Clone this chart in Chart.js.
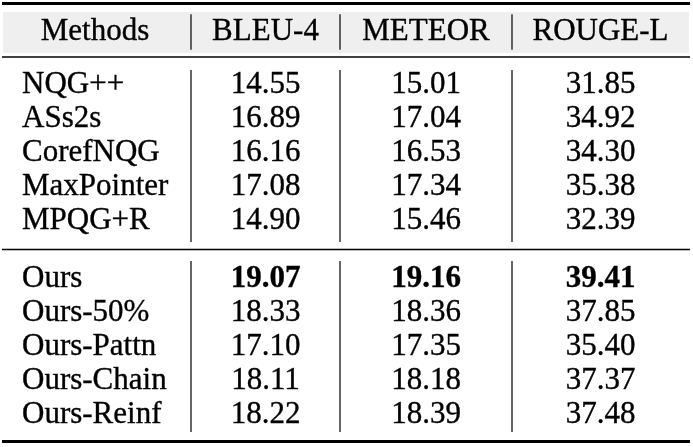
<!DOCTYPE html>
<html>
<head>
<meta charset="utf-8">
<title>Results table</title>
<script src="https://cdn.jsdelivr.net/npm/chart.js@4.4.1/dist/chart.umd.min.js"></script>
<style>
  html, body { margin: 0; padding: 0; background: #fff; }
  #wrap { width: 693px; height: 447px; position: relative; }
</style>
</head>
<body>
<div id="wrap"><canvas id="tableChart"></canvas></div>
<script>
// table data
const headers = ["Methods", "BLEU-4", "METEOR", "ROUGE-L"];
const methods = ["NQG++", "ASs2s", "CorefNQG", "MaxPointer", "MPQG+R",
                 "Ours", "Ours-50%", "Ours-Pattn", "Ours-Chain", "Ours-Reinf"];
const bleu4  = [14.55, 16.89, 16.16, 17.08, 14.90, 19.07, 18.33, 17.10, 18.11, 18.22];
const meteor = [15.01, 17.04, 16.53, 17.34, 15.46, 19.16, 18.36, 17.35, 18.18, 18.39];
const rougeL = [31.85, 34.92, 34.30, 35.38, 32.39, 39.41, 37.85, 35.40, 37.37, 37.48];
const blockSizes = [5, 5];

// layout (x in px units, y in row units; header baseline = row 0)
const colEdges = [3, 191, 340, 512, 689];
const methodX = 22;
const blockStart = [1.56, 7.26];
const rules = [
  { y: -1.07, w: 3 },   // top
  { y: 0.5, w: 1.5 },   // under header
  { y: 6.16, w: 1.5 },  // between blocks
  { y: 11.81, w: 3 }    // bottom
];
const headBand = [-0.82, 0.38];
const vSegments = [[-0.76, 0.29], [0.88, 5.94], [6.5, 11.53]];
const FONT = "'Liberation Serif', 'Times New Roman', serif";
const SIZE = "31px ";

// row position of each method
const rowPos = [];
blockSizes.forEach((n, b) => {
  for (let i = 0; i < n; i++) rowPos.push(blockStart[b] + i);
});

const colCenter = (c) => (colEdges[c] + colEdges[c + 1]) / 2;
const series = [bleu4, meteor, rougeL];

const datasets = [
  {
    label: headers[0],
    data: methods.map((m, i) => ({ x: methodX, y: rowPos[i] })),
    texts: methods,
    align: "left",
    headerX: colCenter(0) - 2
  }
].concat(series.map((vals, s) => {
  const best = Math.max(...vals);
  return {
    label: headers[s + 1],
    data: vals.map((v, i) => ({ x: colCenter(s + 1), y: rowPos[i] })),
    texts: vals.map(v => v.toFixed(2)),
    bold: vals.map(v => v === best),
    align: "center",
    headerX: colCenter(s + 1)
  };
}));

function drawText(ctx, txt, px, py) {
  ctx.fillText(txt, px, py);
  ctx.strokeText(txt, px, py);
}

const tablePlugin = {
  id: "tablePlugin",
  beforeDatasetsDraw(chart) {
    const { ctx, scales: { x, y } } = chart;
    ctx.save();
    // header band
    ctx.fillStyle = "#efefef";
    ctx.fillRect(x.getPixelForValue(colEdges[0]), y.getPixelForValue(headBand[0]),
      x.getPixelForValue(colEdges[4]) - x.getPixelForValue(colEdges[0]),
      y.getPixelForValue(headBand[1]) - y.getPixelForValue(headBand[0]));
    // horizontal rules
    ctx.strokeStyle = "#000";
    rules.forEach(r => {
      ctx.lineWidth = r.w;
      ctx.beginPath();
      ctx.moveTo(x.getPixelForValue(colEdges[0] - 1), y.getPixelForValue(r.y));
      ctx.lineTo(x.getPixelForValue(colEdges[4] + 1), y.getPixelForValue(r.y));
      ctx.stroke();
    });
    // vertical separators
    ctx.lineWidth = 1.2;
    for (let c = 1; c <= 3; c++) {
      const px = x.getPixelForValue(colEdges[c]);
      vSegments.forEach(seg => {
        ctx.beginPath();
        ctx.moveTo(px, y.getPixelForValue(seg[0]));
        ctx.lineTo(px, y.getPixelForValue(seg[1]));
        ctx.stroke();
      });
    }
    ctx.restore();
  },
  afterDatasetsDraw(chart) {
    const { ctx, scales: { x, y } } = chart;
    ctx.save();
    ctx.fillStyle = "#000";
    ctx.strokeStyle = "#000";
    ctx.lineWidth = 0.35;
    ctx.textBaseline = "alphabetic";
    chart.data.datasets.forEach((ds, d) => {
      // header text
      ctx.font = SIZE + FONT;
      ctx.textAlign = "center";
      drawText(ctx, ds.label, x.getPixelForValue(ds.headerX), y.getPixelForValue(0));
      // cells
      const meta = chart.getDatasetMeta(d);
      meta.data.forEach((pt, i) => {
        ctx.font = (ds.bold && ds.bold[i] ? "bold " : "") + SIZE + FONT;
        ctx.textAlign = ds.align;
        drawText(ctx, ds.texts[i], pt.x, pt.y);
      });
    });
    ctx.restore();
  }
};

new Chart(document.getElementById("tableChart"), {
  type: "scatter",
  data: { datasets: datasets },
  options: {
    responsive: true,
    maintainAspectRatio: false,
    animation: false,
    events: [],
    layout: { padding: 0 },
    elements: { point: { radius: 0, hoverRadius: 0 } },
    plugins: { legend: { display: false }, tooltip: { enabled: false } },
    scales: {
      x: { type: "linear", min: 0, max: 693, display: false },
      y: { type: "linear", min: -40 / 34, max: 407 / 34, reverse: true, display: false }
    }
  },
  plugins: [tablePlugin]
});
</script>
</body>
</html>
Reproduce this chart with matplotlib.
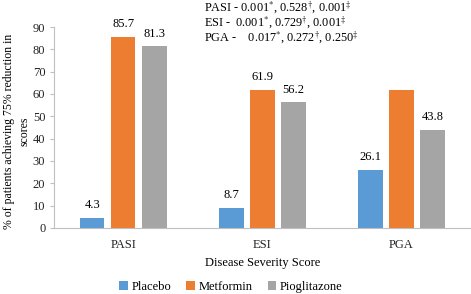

_ _ _ _ _

## EXERCISE DESCRIPTION:
Omit the pictures and reproduce the listing exactly.

## RESPONSE TO THE EXERCISE:
Clone this chart in Chart.js.
<!DOCTYPE html>
<html>
<head>
<meta charset="utf-8">
<title>Results table</title>
<script src="https://cdn.jsdelivr.net/npm/chart.js@4.4.1/dist/chart.umd.min.js"></script>
<style>
  html, body { margin: 0; padding: 0; background: #fff; }
  #wrap { width: 693px; height: 447px; position: relative; }
</style>
</head>
<body>
<div id="wrap"><canvas id="tableChart"></canvas></div>
<script>
// table data
const headers = ["Methods", "BLEU-4", "METEOR", "ROUGE-L"];
const methods = ["NQG++", "ASs2s", "CorefNQG", "MaxPointer", "MPQG+R",
                 "Ours", "Ours-50%", "Ours-Pattn", "Ours-Chain", "Ours-Reinf"];
const bleu4  = [14.55, 16.89, 16.16, 17.08, 14.90, 19.07, 18.33, 17.10, 18.11, 18.22];
const meteor = [15.01, 17.04, 16.53, 17.34, 15.46, 19.16, 18.36, 17.35, 18.18, 18.39];
const rougeL = [31.85, 34.92, 34.30, 35.38, 32.39, 39.41, 37.85, 35.40, 37.37, 37.48];
const blockSizes = [5, 5];

// layout (x in px units, y in row units; header baseline = row 0)
const colEdges = [3, 191, 340, 512, 689];
const methodX = 22;
const blockStart = [1.56, 7.26];
const rules = [
  { y: -1.07, w: 3 },   // top
  { y: 0.5, w: 1.5 },   // under header
  { y: 6.16, w: 1.5 },  // between blocks
  { y: 11.81, w: 3 }    // bottom
];
const headBand = [-0.82, 0.38];
const vSegments = [[-0.76, 0.29], [0.88, 5.94], [6.5, 11.53]];
const FONT = "'Liberation Serif', 'Times New Roman', serif";
const SIZE = "31px ";

// row position of each method
const rowPos = [];
blockSizes.forEach((n, b) => {
  for (let i = 0; i < n; i++) rowPos.push(blockStart[b] + i);
});

const colCenter = (c) => (colEdges[c] + colEdges[c + 1]) / 2;
const series = [bleu4, meteor, rougeL];

const datasets = [
  {
    label: headers[0],
    data: methods.map((m, i) => ({ x: methodX, y: rowPos[i] })),
    texts: methods,
    align: "left",
    headerX: colCenter(0) - 2
  }
].concat(series.map((vals, s) => {
  const best = Math.max(...vals);
  return {
    label: headers[s + 1],
    data: vals.map((v, i) => ({ x: colCenter(s + 1), y: rowPos[i] })),
    texts: vals.map(v => v.toFixed(2)),
    bold: vals.map(v => v === best),
    align: "center",
    headerX: colCenter(s + 1)
  };
}));

function drawText(ctx, txt, px, py) {
  ctx.fillText(txt, px, py);
  ctx.strokeText(txt, px, py);
}

const tablePlugin = {
  id: "tablePlugin",
  beforeDatasetsDraw(chart) {
    const { ctx, scales: { x, y } } = chart;
    ctx.save();
    // header band
    ctx.fillStyle = "#efefef";
    ctx.fillRect(x.getPixelForValue(colEdges[0]), y.getPixelForValue(headBand[0]),
      x.getPixelForValue(colEdges[4]) - x.getPixelForValue(colEdges[0]),
      y.getPixelForValue(headBand[1]) - y.getPixelForValue(headBand[0]));
    // horizontal rules
    ctx.strokeStyle = "#000";
    rules.forEach(r => {
      ctx.lineWidth = r.w;
      ctx.beginPath();
      ctx.moveTo(x.getPixelForValue(colEdges[0] - 1), y.getPixelForValue(r.y));
      ctx.lineTo(x.getPixelForValue(colEdges[4] + 1), y.getPixelForValue(r.y));
      ctx.stroke();
    });
    // vertical separators
    ctx.lineWidth = 1.2;
    for (let c = 1; c <= 3; c++) {
      const px = x.getPixelForValue(colEdges[c]);
      vSegments.forEach(seg => {
        ctx.beginPath();
        ctx.moveTo(px, y.getPixelForValue(seg[0]));
        ctx.lineTo(px, y.getPixelForValue(seg[1]));
        ctx.stroke();
      });
    }
    ctx.restore();
  },
  afterDatasetsDraw(chart) {
    const { ctx, scales: { x, y } } = chart;
    ctx.save();
    ctx.fillStyle = "#000";
    ctx.strokeStyle = "#000";
    ctx.lineWidth = 0.35;
    ctx.textBaseline = "alphabetic";
    chart.data.datasets.forEach((ds, d) => {
      // header text
      ctx.font = SIZE + FONT;
      ctx.textAlign = "center";
      drawText(ctx, ds.label, x.getPixelForValue(ds.headerX), y.getPixelForValue(0));
      // cells
      const meta = chart.getDatasetMeta(d);
      meta.data.forEach((pt, i) => {
        ctx.font = (ds.bold && ds.bold[i] ? "bold " : "") + SIZE + FONT;
        ctx.textAlign = ds.align;
        drawText(ctx, ds.texts[i], pt.x, pt.y);
      });
    });
    ctx.restore();
  }
};

new Chart(document.getElementById("tableChart"), {
  type: "scatter",
  data: { datasets: datasets },
  options: {
    responsive: true,
    maintainAspectRatio: false,
    animation: false,
    events: [],
    layout: { padding: 0 },
    elements: { point: { radius: 0, hoverRadius: 0 } },
    plugins: { legend: { display: false }, tooltip: { enabled: false } },
    scales: {
      x: { type: "linear", min: 0, max: 693, display: false },
      y: { type: "linear", min: -40 / 34, max: 407 / 34, reverse: true, display: false }
    }
  },
  plugins: [tablePlugin]
});
</script>
</body>
</html>
Reproduce this chart with matplotlib.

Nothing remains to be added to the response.